Empiezo esta nota acompañado por el adagio del Concierto para piano en la mayor n.º 23 de Mozart. En el insomnio de anoche (desde que hay peste me despierto a las tres con una sensación de angustia que solo se disipa con una hora de lectura) leí pedazos de un libro sobre el silencio, del violonchelista Mario Brunello. Curioso un músico hablando del silencio, pero, como me dijo Gonzalo Ospina, el concertino de la Filarmónica de Medellín, “sin silencio no hay música”. Esto es verdad, sin duda, pero también es verdad que si lo único que hay es silencio, la música deja de existir.
Una tristeza más que se añade a esta epidemia es que la música, la música en vivo, con los músicos y el público presentes en una sala, se ha vuelto un imposible en estos meses de aislamiento. Tenemos, claro está, las grabaciones, y yo mismo en este momento (y todas las mañanas) aprovecho que hay música grabada para que el día no me reciba con la bofetada de la realidad, sino con la caricia de un oboe, de un piano, o el canto de una soprano o un violín. Sí, pero, mientras tanto, ¿de qué viven los músicos? ¿Cómo harán para poder seguir tocando y grabando de manera que en la próxima peste (esta no será la última, olvídense) nos pueda seguir salvando la música?
Tras dos párrafos con Mozart acepto la sugerencia de Brunello y trato de situarme en el silencio de la naturaleza (en las montañas, al amanecer) para sentir y entender lo que Beethoven nos transmite en los dos primeros movimientos de la Pastoral, su Sexta sinfonía. Todo vibra y se estremece con las sugerencias de estas melodías, pero su misma belleza me devuelve a la situación de los músicos. A veces me entero de buenas noticias que dan esperanza: a los estudiantes de piano de Eafit que no tenían su propio instrumento, la Universidad se encargó de prestarles y de enviarles a su casa un clavinova para que pudieran seguir estudiando.
Aunque también hay noticias menos buenas: los estudiantes que viven de dar clases de música no han podido seguir dándolas. Es difícil corregir, indicar; las lecciones no funcionan de modo virtual. Tampoco se puede tocar al unísono pues, por bueno que sea el internet, hay siempre pequeños desajustes de tiempo que hacen que música y silencios no coincidan. Cada músico debe grabar solo y luego un técnico se encarga de ensamblar, por lo cual es necesario escoger piezas cortas y relativamente sencillas. Los festivales, los conciertos, los ensayos, las clases, todo esto ha desaparecido. La escritura es distinta. Yo escribo esto solo, que ustedes leerán solos después. Los cuentos no se escriben ni se interpretan en directo. Se escriben y se leen en ausencia; la música no. La emoción más viva de la música en general requiere la presencia de los intérpretes y del auditorio.

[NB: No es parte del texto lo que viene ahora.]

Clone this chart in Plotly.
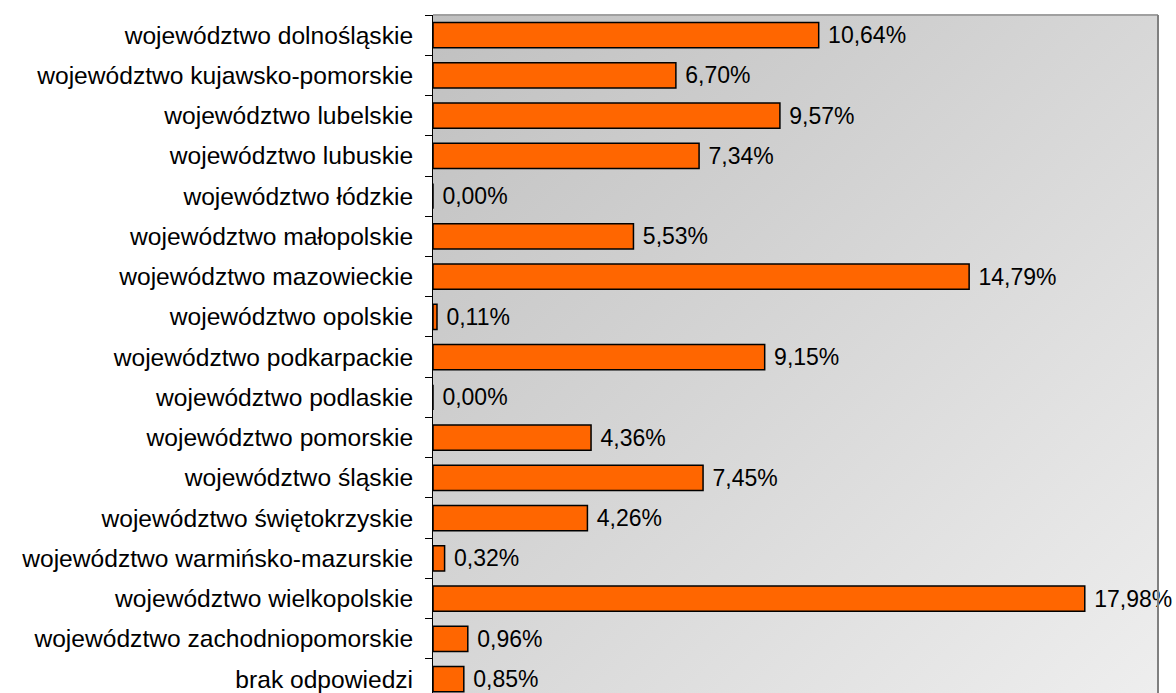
import base64
import plotly.graph_objects as go

categories = [
    "województwo dolnośląskie",
    "województwo kujawsko-pomorskie",
    "województwo lubelskie",
    "województwo lubuskie",
    "województwo łódzkie",
    "województwo małopolskie",
    "województwo mazowieckie",
    "województwo opolskie",
    "województwo podkarpackie",
    "województwo podlaskie",
    "województwo pomorskie",
    "województwo śląskie",
    "województwo świętokrzyskie",
    "województwo warmińsko-mazurskie",
    "województwo wielkopolskie",
    "województwo zachodniopomorskie",
    "brak odpowiedzi",
]
values = [10.64, 6.70, 9.57, 7.34, 0.00, 5.53, 14.79, 0.11, 9.15, 0.00,
          4.36, 7.45, 4.26, 0.32, 17.98, 0.96, 0.85]
labels = ["\u00a0" + f"{v:.2f}%".replace(".", ",") for v in values]

FONT = "Liberation Sans, Arial, sans-serif"

svg = (
    '<svg xmlns="http://www.w3.org/2000/svg" width="100" height="100" preserveAspectRatio="none">'
    '<defs><linearGradient id="g" x1="0" y1="0" x2="1" y2="1">'
    '<stop offset="0" stop-color="#C0C0C0"/><stop offset="1" stop-color="#EEEEEE"/>'
    '</linearGradient></defs><rect width="100" height="100" fill="url(#g)"/></svg>'
)
svg_uri = "data:image/svg+xml;base64," + base64.b64encode(svg.encode()).decode()

fig = go.Figure(
    go.Bar(
        y=categories,
        x=values,
        orientation="h",
        width=0.63,
        marker=dict(color="#FF6600", line=dict(color="#000000", width=1.5)),
        text=labels,
        textposition="outside",
        textfont=dict(family=FONT, size=23, color="#000000"),
        cliponaxis=False,
        constraintext="none",
        hoverinfo="skip",
    )
)

fig.update_layout(
    width=1176,
    height=693,
    margin=dict(l=433, r=18, t=15, b=0),
    paper_bgcolor="#FFFFFF",
    plot_bgcolor="#D6D6D6",
    showlegend=False,
    font=dict(family=FONT, size=24, color="#000000"),
    images=[dict(
        source=svg_uri, xref="paper", yref="paper", x=0, y=1,
        sizex=1, sizey=1, xanchor="left", yanchor="top",
        sizing="stretch", layer="below",
    )],
    shapes=[
        dict(type="line", xref="paper", yref="paper", x0=0, x1=1, y0=1, y1=1,
             line=dict(color="#A0A0A0", width=2)),
        dict(type="line", xref="paper", yref="paper", x0=1, x1=1, y0=0, y1=1,
             line=dict(color="#808080", width=2)),
    ],
)

fig.update_xaxes(range=[0, 20], visible=False, showgrid=False, zeroline=False,
                 automargin=False)
fig.update_yaxes(
    type="category",
    range=[16.345, -0.5],
    automargin=False,
    showline=True, linecolor="#000000", linewidth=1,
    ticks="outside", ticklen=7, tickcolor="#000000", tickwidth=1,
    tickson="boundaries",
    showgrid=False, zeroline=False,
    ticklabelstandoff=14,
    tickfont=dict(family=FONT, size=24.6, color="#000000"),
)

fig.write_html(
    "out.html",
    config={"displayModeBar": False},
    post_script="document.body.style.margin='0';document.body.style.overflow='hidden';",
)
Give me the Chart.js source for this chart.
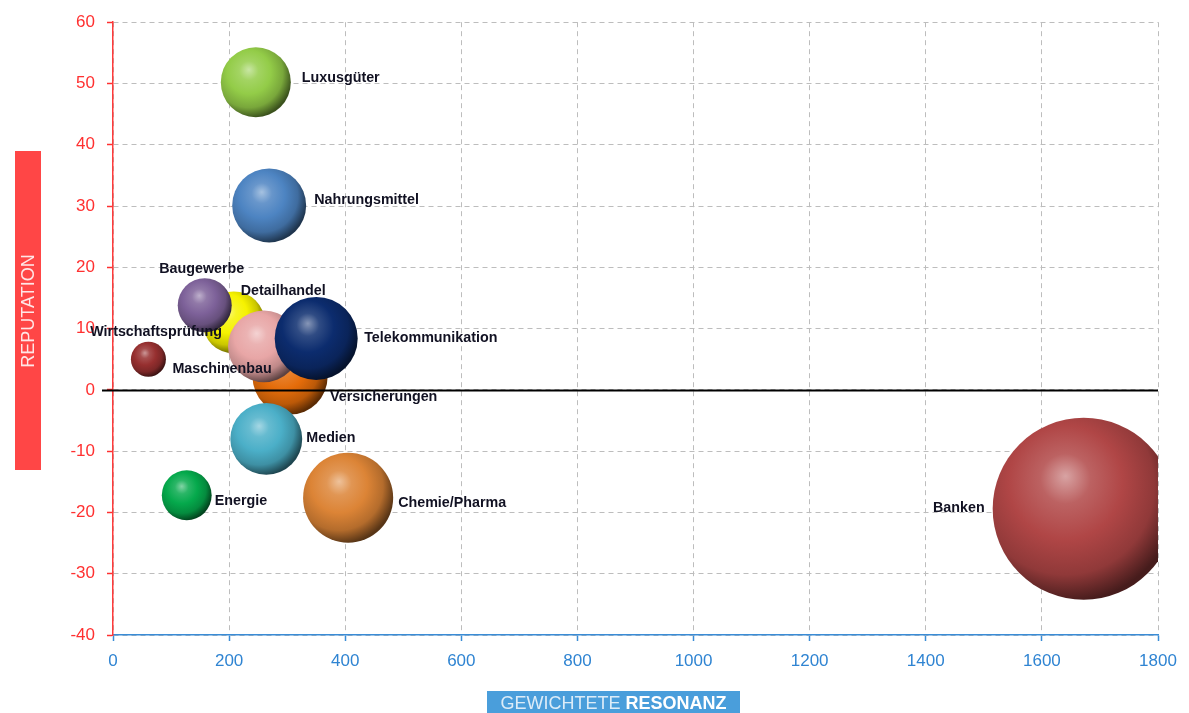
<!DOCTYPE html>
<html>
<head>
<meta charset="utf-8">
<title>Reputation vs. gewichtete Resonanz</title>
<script src="https://cdn.jsdelivr.net/npm/chart.js@4.4.1/dist/chart.umd.min.js"></script>
<style>
  html, body { margin: 0; padding: 0; background: #fff; }
  #wrap { width: 1189px; height: 713px; position: relative; }
</style>
</head>
<body>
<div id="wrap"><canvas id="bubbleChart"></canvas></div>
<script>
  // data (drawing order = array order)
  const branchen = ['Banken', 'Chemie/Pharma', 'Versicherungen', 'Detailhandel', 'Baugewerbe',
    'Wirtschaftsprüfung', 'Telekommunikation', 'Medien', 'Energie', 'Maschinenbau',
    'Luxusgüter', 'Nahrungsmittel'];
  const resonanz   = [1672, 405, 305, 208, 158, 260, 350, 264, 127, 61, 246, 269];
  const reputation = [-19.4, -17.6, 2.1, 11.0, 13.8, 7.1, 8.4, -8.0, -17.2, 5.0, 50.2, 30.1];
  const volumen    = [100, 24.5, 17.0, 11.6, 8.8, 15.6, 20.8, 15.6, 7.5, 3.7, 14.8, 16.5];

  const xMin = 0, xMax = 1800, xStep = 200;
  const yMin = -40, yMax = 60, yStep = 10;

  // styles
  const farben = ['#b04646', '#dc8436', '#e46c0a', '#f6f200', '#7d6199', '#e8a6a6',
    '#0c2c6e', '#4bafc8', '#05a94c', '#962f2f', '#93cc48', '#4d84c2'];
  const maxRadius = 91;
  // label placement: [align, dx, dy] relative to bubble centre in px
  const labelPos = {
    'Banken': ['right', -99, -1],
    'Chemie/Pharma': ['left', 50, 5],
    'Versicherungen': ['left', 40, 20],
    'Detailhandel': ['left', 7, -31],
    'Baugewerbe': ['center', -3, -36],
    'Wirtschaftsprüfung': ['right', -42, -14],
    'Telekommunikation': ['left', 48, 0],
    'Medien': ['left', 40, -1],
    'Energie': ['left', 28, 6],
    'Maschinenbau': ['left', 24, 10],
    'Luxusgüter': ['left', 46, -4],
    'Nahrungsmittel': ['left', 45, -5]
  };

  Chart.defaults.font.family = "'Liberation Sans', Arial, sans-serif";

  function hexRgb(hex) {
    const n = parseInt(hex.slice(1), 16);
    return [(n >> 16) & 255, (n >> 8) & 255, n & 255];
  }
  function mix(hex, target, amount) {
    const c = hexRgb(hex);
    const m = c.map((v, i) => Math.round(v + (target[i] - v) * amount));
    return 'rgb(' + m.join(',') + ')';
  }

  // glossy sphere fill, built per bubble
  function kugel(c) {
    const base = farben[c.dataIndex % farben.length];
    const chart = c.chart;
    if (c.type !== 'data' || !chart.chartArea) return base;
    const xs = chart.scales.x, ys = chart.scales.y;
    const cx = xs.getPixelForValue(c.raw.x);
    const cy = ys.getPixelForValue(c.raw.y);
    const r = c.raw.r;
    const g = chart.ctx.createRadialGradient(cx - r * 0.2, cy - r * 0.36, 0, cx - r * 0.2, cy - r * 0.22, r * 1.25);
    g.addColorStop(0, mix(base, [255, 255, 255], 0.5));
    g.addColorStop(0.22, mix(base, [255, 255, 255], 0.15));
    g.addColorStop(0.5, base);
    g.addColorStop(0.78, mix(base, [0, 0, 0], 0.18));
    g.addColorStop(1, mix(base, [0, 0, 0], 0.6));
    return g;
  }

  const punkte = branchen.map((b, i) => ({
    x: resonanz[i],
    y: reputation[i],
    r: maxRadius * Math.sqrt(volumen[i] / 100)
  }));

  const zeroLine = {
    id: 'zeroLine',
    afterDatasetsDraw(chart) {
      const {ctx, chartArea, scales} = chart;
      const y = Math.round(scales.y.getPixelForValue(0)) + 0.5;
      ctx.save();
      ctx.strokeStyle = '#000';
      ctx.lineWidth = 2;
      ctx.beginPath();
      ctx.moveTo(chartArea.left - 11, y);
      ctx.lineTo(chartArea.right, y);
      ctx.stroke();
      ctx.restore();
    }
  };

  const bubbleLabels = {
    id: 'bubbleLabels',
    afterDatasetsDraw(chart) {
      const ctx = chart.ctx;
      const meta = chart.getDatasetMeta(0);
      ctx.save();
      ctx.font = "bold 14.3px 'Liberation Sans', Arial, sans-serif";
      ctx.fillStyle = '#111122';
      ctx.textBaseline = 'middle';
      meta.data.forEach((el, i) => {
        const p = labelPos[branchen[i]];
        ctx.textAlign = p[0];
        ctx.fillText(branchen[i], el.x + p[1], el.y + p[2]);
      });
      ctx.restore();
    }
  };

  const axisTitles = {
    id: 'axisTitles',
    afterDraw(chart) {
      const ctx = chart.ctx;
      ctx.save();
      // y title
      ctx.fillStyle = '#ff4646';
      ctx.fillRect(15, 151, 26, 319);
      ctx.translate(28, 311);
      ctx.rotate(-Math.PI / 2);
      ctx.fillStyle = '#ffe6e6';
      ctx.font = "18px 'Liberation Sans', Arial, sans-serif";
      ctx.textAlign = 'center';
      ctx.textBaseline = 'middle';
      ctx.fillText('REPUTATION', 0, 1);
      ctx.restore();

      // x title
      ctx.save();
      ctx.fillStyle = '#4a9edb';
      ctx.fillRect(487, 691, 253, 22);
      const t1 = 'GEWICHTETE ', t2 = 'RESONANZ';
      ctx.font = "18px 'Liberation Sans', Arial, sans-serif";
      const w1 = ctx.measureText(t1).width;
      ctx.font = "bold 18px 'Liberation Sans', Arial, sans-serif";
      const w2 = ctx.measureText(t2).width;
      let x = 613.5 - (w1 + w2) / 2;
      ctx.textBaseline = 'middle';
      ctx.textAlign = 'left';
      ctx.font = "18px 'Liberation Sans', Arial, sans-serif";
      ctx.fillStyle = '#dcecf8';
      ctx.fillText(t1, x, 704);
      ctx.font = "bold 18px 'Liberation Sans', Arial, sans-serif";
      ctx.fillStyle = '#ffffff';
      ctx.fillText(t2, x + w1, 704);
      ctx.restore();
    }
  };

  new Chart(document.getElementById('bubbleChart'), {
    type: 'bubble',
    data: {
      datasets: [{
        label: 'Branchen',
        data: punkte,
        backgroundColor: kugel,
        borderWidth: 0,
        hoverBorderWidth: 0
      }]
    },
    options: {
      responsive: true,
      maintainAspectRatio: false,
      animation: false,
      layout: { autoPadding: false, padding: { left: 0, right: 31, top: 17, bottom: 0 } },
      plugins: {
        legend: { display: false },
        tooltip: { enabled: false }
      },
      scales: {
        x: {
          type: 'linear',
          min: xMin, max: xMax,
          afterFit: s => { s.height = 78; },
          ticks: { stepSize: xStep, color: '#2f84d2', font: { size: 17 }, padding: 10, callback: v => String(v) },
          grid: { color: '#bdbdbd', lineWidth: 1, tickLength: 6, tickColor: '#3a8cd6', tickWidth: 1.5 },
          border: { display: true, color: '#3a8cd6', width: 1.5, dash: [5, 4] }
        },
        y: {
          type: 'linear',
          min: yMin, max: yMax,
          afterFit: s => { s.width = 113; },
          ticks: { stepSize: yStep, color: '#ff3030', font: { size: 17 }, padding: 12 },
          grid: { color: '#bdbdbd', lineWidth: 1, tickLength: 6, tickColor: '#ff3030', tickWidth: 1.5 },
          border: { display: true, color: '#ff3b3b', width: 1.5, dash: [5, 4] }
        }
      }
    },
    plugins: [zeroLine, bubbleLabels, axisTitles]
  });
</script>
</body>
</html>
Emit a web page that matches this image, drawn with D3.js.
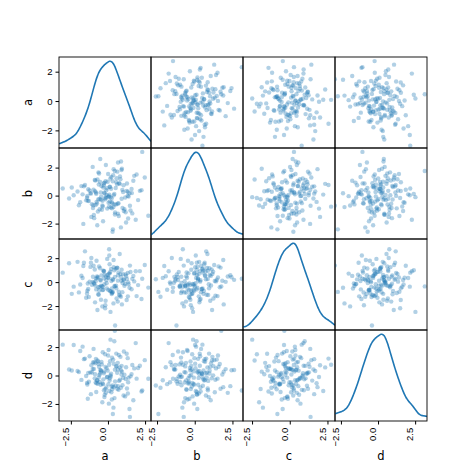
<!DOCTYPE html>
<html><head><meta charset="utf-8">
<script src="https://cdn.jsdelivr.net/npm/d3@7"></script>
<style>body{margin:0;background:#fff}svg{font-family:"DejaVu Sans",sans-serif}</style>
</head><body><div id="chart"></div>
<script>
// columns shown in the matrix
const names = ['a','b','c','d'];
// sample values read as a cloud from the picture (approximate normal blobs)
const aVals=[0.12,-0.85,1.34,0.47,-1.62,0.03,0.91,-0.38,2.15,-0.72,0.56,-1.18,0.29,1.77,-0.05,-2.31,0.68,-0.47,1.05,-0.93,0.21,-1.41,0.84,0.37,-0.26,1.52,-0.64,0.09,-1.87,0.75,1.22,-0.11,-0.58,2.48,0.44,-1.03,0.17,-0.31,1.64,-0.79,0.62,-1.29,0.01,0.98,-2.05,0.33,-0.44,1.39,-0.16,0.71,-0.97,2.72,-0.52,0.25,-1.55,1.11,-0.22,0.58,-0.83,1.87,-0.07,0.39,-1.36,0.94,-0.68,0.14,-2.62,1.28,-0.35,0.81,0.06,-1.12,1.59,-0.49,0.27,-0.89,2.03,-0.14,0.66,-1.71,0.48,-0.28,1.16,-0.6,0.19,-1.24,0.87,-0.02,-0.77,1.45,0.35,-1.96,0.52,-0.41,1.02,-0.19,2.31,-0.95,0.11,-0.66,1.71,-1.08,0.43,-0.33,0.79,-1.47,0.23,1.33,-0.56,-2.44,0.63,0.04,-0.87,1.19,-0.24,0.92,-1.33,0.31,-0.71,1.48,-0.09,-1.79,0.73,0.38,-0.46,2.26,-1.01,0.16,-0.37,1.07,-0.62,-1.15,0.55,0.88,-0.18,-3.05,1.36,-0.53,0.26,-0.81,1.93,0.08,-1.39,0.67,-0.27,1.26,-0.74,0.46,-1.66,0.97,-0.12,0.32,-0.99,1.61,-0.43,2.58];
const bVals=[-0.42,1.08,0.27,-1.35,0.66,-0.09,1.83,-0.71,0.34,-2.12,0.95,0.18,-0.56,1.41,-0.93,0.02,2.36,-0.29,0.74,-1.61,0.49,-0.15,1.17,-0.82,0.21,-1.06,1.66,0.07,-0.47,0.89,-1.92,0.38,-0.24,1.29,-0.63,2.05,-0.11,0.57,-1.27,0.13,0.81,-0.39,1.54,-0.88,0.29,-2.41,0.69,-0.06,1.03,-0.54,0.42,-1.44,2.61,-0.19,0.76,-0.97,0.15,1.24,-0.67,-1.73,0.52,0.03,-0.36,1.92,-1.14,0.61,-0.21,0.86,-0.78,1.37,-0.04,-1.52,0.47,0.23,-0.91,1.12,-0.32,2.19,-0.58,0.09,-1.21,0.72,-0.14,1.58,-0.85,0.36,-2.27,0.99,-0.45,0.17,1.46,-0.69,0.54,-1.01,0.26,-0.17,3.12,-1.38,0.63,-0.28,1.06,-0.61,0.12,-1.83,0.84,-0.34,1.33,-0.02,-0.98,0.58,1.71,-0.51,0.31,-1.19,0.93,-0.23,0.45,-2.58,1.15,-0.73,0.05,0.68,-1.46,1.89,-0.08,0.39,-0.89,1.22,-0.37,-1.1,0.79,0.14,-0.63,2.44,-0.26,0.51,-1.64,0.97,-0.48,0.22,1.51,-0.79,-0.03,-1.29,0.87,0.33,-0.57,1.76,-2.02,0.41,-0.13,1.02,-0.69,0.18];
const cVals=[0.73,-0.28,-1.19,0.44,1.62,-0.66,0.11,-2.03,0.92,0.35,-0.51,1.27,-0.87,0.06,1.94,-0.38,0.57,-1.47,0.23,-0.14,1.09,-0.95,0.68,-1.78,0.31,0.84,-0.43,2.22,-0.2,-1.08,0.49,0.15,-0.7,1.43,-0.33,0.02,-2.49,0.96,0.27,-0.61,1.18,-1.25,0.38,-0.07,1.69,-0.82,0.55,-0.17,-1.56,0.8,1.36,-0.46,0.19,-0.99,2.57,-0.3,0.62,-1.37,0.08,0.91,-0.54,1.25,-0.12,-1.86,0.43,-0.74,1.57,0.26,-0.39,-1.13,0.71,2.01,-0.6,0.13,-0.91,1.05,-0.25,0.47,-1.63,0.34,-3.62,0.88,-0.15,1.31,-0.77,0.04,-1.22,0.59,1.78,-0.47,0.2,-0.86,1.14,-0.35,0.67,-2.18,0.28,-0.05,1.49,-1.02,0.52,-0.22,0.99,-0.64,2.35,-1.31,0.09,0.76,-0.41,-0.98,1.21,0.37,-1.69,0.63,-0.18,1.03,-0.57,0.24,-2.33,1.38,-0.09,0.53,-0.81,1.84,-0.29,-1.41,0.45,0.86,-0.67,0.17,-1.06,1.62,-0.31,0.4,-1.93,0.79,-0.02,1.16,-0.53,0.29,-1.17,2.74,-0.72,0.12,0.94,-1.5,0.48,-0.36,1.35,-0.84];
const dVals=[-0.19,0.86,-1.27,0.41,1.15,-0.62,0.07,-1.88,0.69,-0.33,1.54,0.22,-0.97,0.5,-0.11,2.14,-0.75,0.36,-1.41,0.94,0.13,-0.52,1.31,-2.26,0.28,-0.06,0.81,-1.09,1.72,-0.38,0.58,-0.84,0.03,1.08,-1.59,0.45,2.52,-0.27,0.74,-1.16,0.19,-0.44,1.41,-0.69,0.32,-2.71,0.96,-0.15,0.61,-1.01,1.87,-0.23,0.39,-0.78,1.19,0.05,-1.35,0.66,-0.49,2.28,-0.12,0.83,-1.63,0.27,-0.58,1.01,0.42,-0.91,1.63,-0.3,-1.98,0.72,0.1,-0.65,1.26,-0.2,0.53,-1.22,0.89,2.03,-0.41,0.16,-1.47,0.62,-0.08,1.35,-0.86,0.34,-0.55,-2.36,1.12,0.24,-0.72,0.78,-0.17,1.49,-1.05,0.46,-0.36,0.98,-1.74,0.21,2.41,-0.61,0.57,-0.04,-1.18,1.22,-0.45,0.35,-0.93,1.79,0.09,-0.25,-1.52,0.68,0.18,-0.7,1.06,-2.91,0.51,-0.31,1.44,-0.82,0.29,-1.12,0.91,0.01,-0.56,1.69,-0.14,-1.31,0.64,0.37,-0.95,2.17,-0.47,0.14,-1.69,1.17,-0.22,0.76,-0.63,0.43,-1.04,1.53,-0.34,3.15];
const cols=[aVals,bVals,cVals,dVals];
// axis ranges as shown on the picture
const xDomains=[[-3.3,2.9],[-2.9,3.2],[-3.1,3.0],[-2.9,3.3]];
const yDomains=[[-3.2,3.0],[-3.1,3.4],[-4.0,3.6],[-3.2,3.2]];
const xTicks=[-2.5,0,2.5];
const yTicks=[-2,0,2];

const W=474,H=474, L=59, T=57, R=427, B=421;
const cw=(R-L)/4, ch=(B-T)/4;
const blue='#1f77b4';
const svg=d3.select('#chart').append('svg').attr('width',W).attr('height',H);

function kde(vals, xs){
  const n=vals.length, sd=d3.deviation(vals), h=0.7*sd*Math.pow(n,-0.2);
  return xs.map(x=>[x, d3.sum(vals,v=>Math.exp(-0.5*((x-v)/h)**2))/(n*h*Math.sqrt(2*Math.PI))]);
}

for(let r=0;r<4;r++) for(let c=0;c<4;c++){
  const g=svg.append('g').attr('transform',`translate(${L+c*cw},${T+r*ch})`);
  const x=d3.scaleLinear().domain(xDomains[c]).range([0,cw]);
  const y=d3.scaleLinear().domain(yDomains[r]).range([ch,0]);
  g.append('clipPath').attr('id',`cp${r}${c}`).append('rect').attr('width',cw).attr('height',ch);
  const body=g.append('g').attr('clip-path',`url(#cp${r}${c})`);
  if(r===c){
    const xs=d3.range(xDomains[c][0],xDomains[c][1]+0.001,0.05);
    const dens=kde(cols[c],xs);
    const mx=d3.max(dens,d=>d[1]);
    const yd=d3.scaleLinear().domain([-0.03*mx,mx*1.05]).range([ch,0]);
    body.append('path').datum(dens).attr('fill','none').attr('stroke',blue).attr('stroke-width',1.6)
      .attr('d',d3.line().x(d=>x(d[0])).y(d=>yd(d[1])).curve(d3.curveBasis));
  } else {
    const n=Math.min(cols[c].length,cols[r].length);
    body.selectAll('circle').data(d3.range(n)).join('circle')
      .attr('cx',i=>x(cols[c][i])).attr('cy',i=>y(cols[r][i])).attr('r',2.2)
      .attr('fill',blue).attr('fill-opacity',0.35);
  }
  g.append('rect').attr('width',cw).attr('height',ch).attr('fill','none').attr('stroke','#000').attr('stroke-width',0.9);
  if(c===0){
    const ay=g.append('g').call(d3.axisLeft(y).tickValues(yTicks).tickSize(3.5).tickPadding(3).tickFormat(d3.format('d')));
    ay.select('.domain').remove();
    ay.selectAll('text').attr('font-size',9.5).attr('fill','#000');
    g.append('text').attr('transform',`translate(-27,${ch/2}) rotate(-90)`).attr('text-anchor','middle')
      .attr('font-size',11.5).text(names[r]);
  }
  if(r===3){
    const ax=g.append('g').attr('transform',`translate(0,${ch})`)
      .call(d3.axisBottom(x).tickValues(xTicks).tickSize(3.5).tickFormat(d=>d===0?'0.0':d3.format('.1f')(d).replace('-','\u2212')));
    ax.select('.domain').remove();
    ax.selectAll('text').attr('font-size',9.5).attr('fill','#000')
      .attr('transform','rotate(-90)').attr('text-anchor','end').attr('dx','-0.5em').attr('dy','-0.25em').attr('y',0).attr('x',-2);
    g.append('text').attr('x',cw/2).attr('y',ch+39).attr('text-anchor','middle').attr('font-size',11.5).text(names[c]);
  }
}
</script></body></html>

Los músicos populares no están en una situación mejor. Con bares y cantinas cerradas no hay tríos ni serenateros ni mariachis. Israel, mi paciente profesor de guitarra, no se puede reír frente a mí de mis esfuerzos inútiles para que me suene bien un fa o un si bemol. Me manda ejercicios de ritmo que trato inútilmente de imitar porque la música tiene que seguir. Hasta mal tocada, la guitarra es una gran amiga.
Mientras me hundo y me consuelo con el Quinteto para clarinete de Mozart, chateo con una prima que trabaja en una orquesta profesional. Por un tiempo, me dice, les podrán pagar a los músicos. Pero todo es frágil. Esperan que las empresas no dejen de aportar a unos músicos que siempre viven, ensayan y tocan juntos, en comunidad, y además frente a un público que ahora no puede acercarse. Es un esfuerzo diario por no desaparecer. Para que el poder estético y sanador de la música siga vivo, para que nos siga liberando en tiempos de crisis, angustia y desconsuelo. Los músicos, mientras tanto, nos siguen dando la serenidad que quizá no tienen, el optimismo del que carecen, la belleza de la música y del silencio. Sin ese regalo creo que yo mismo no me quisiera despertar.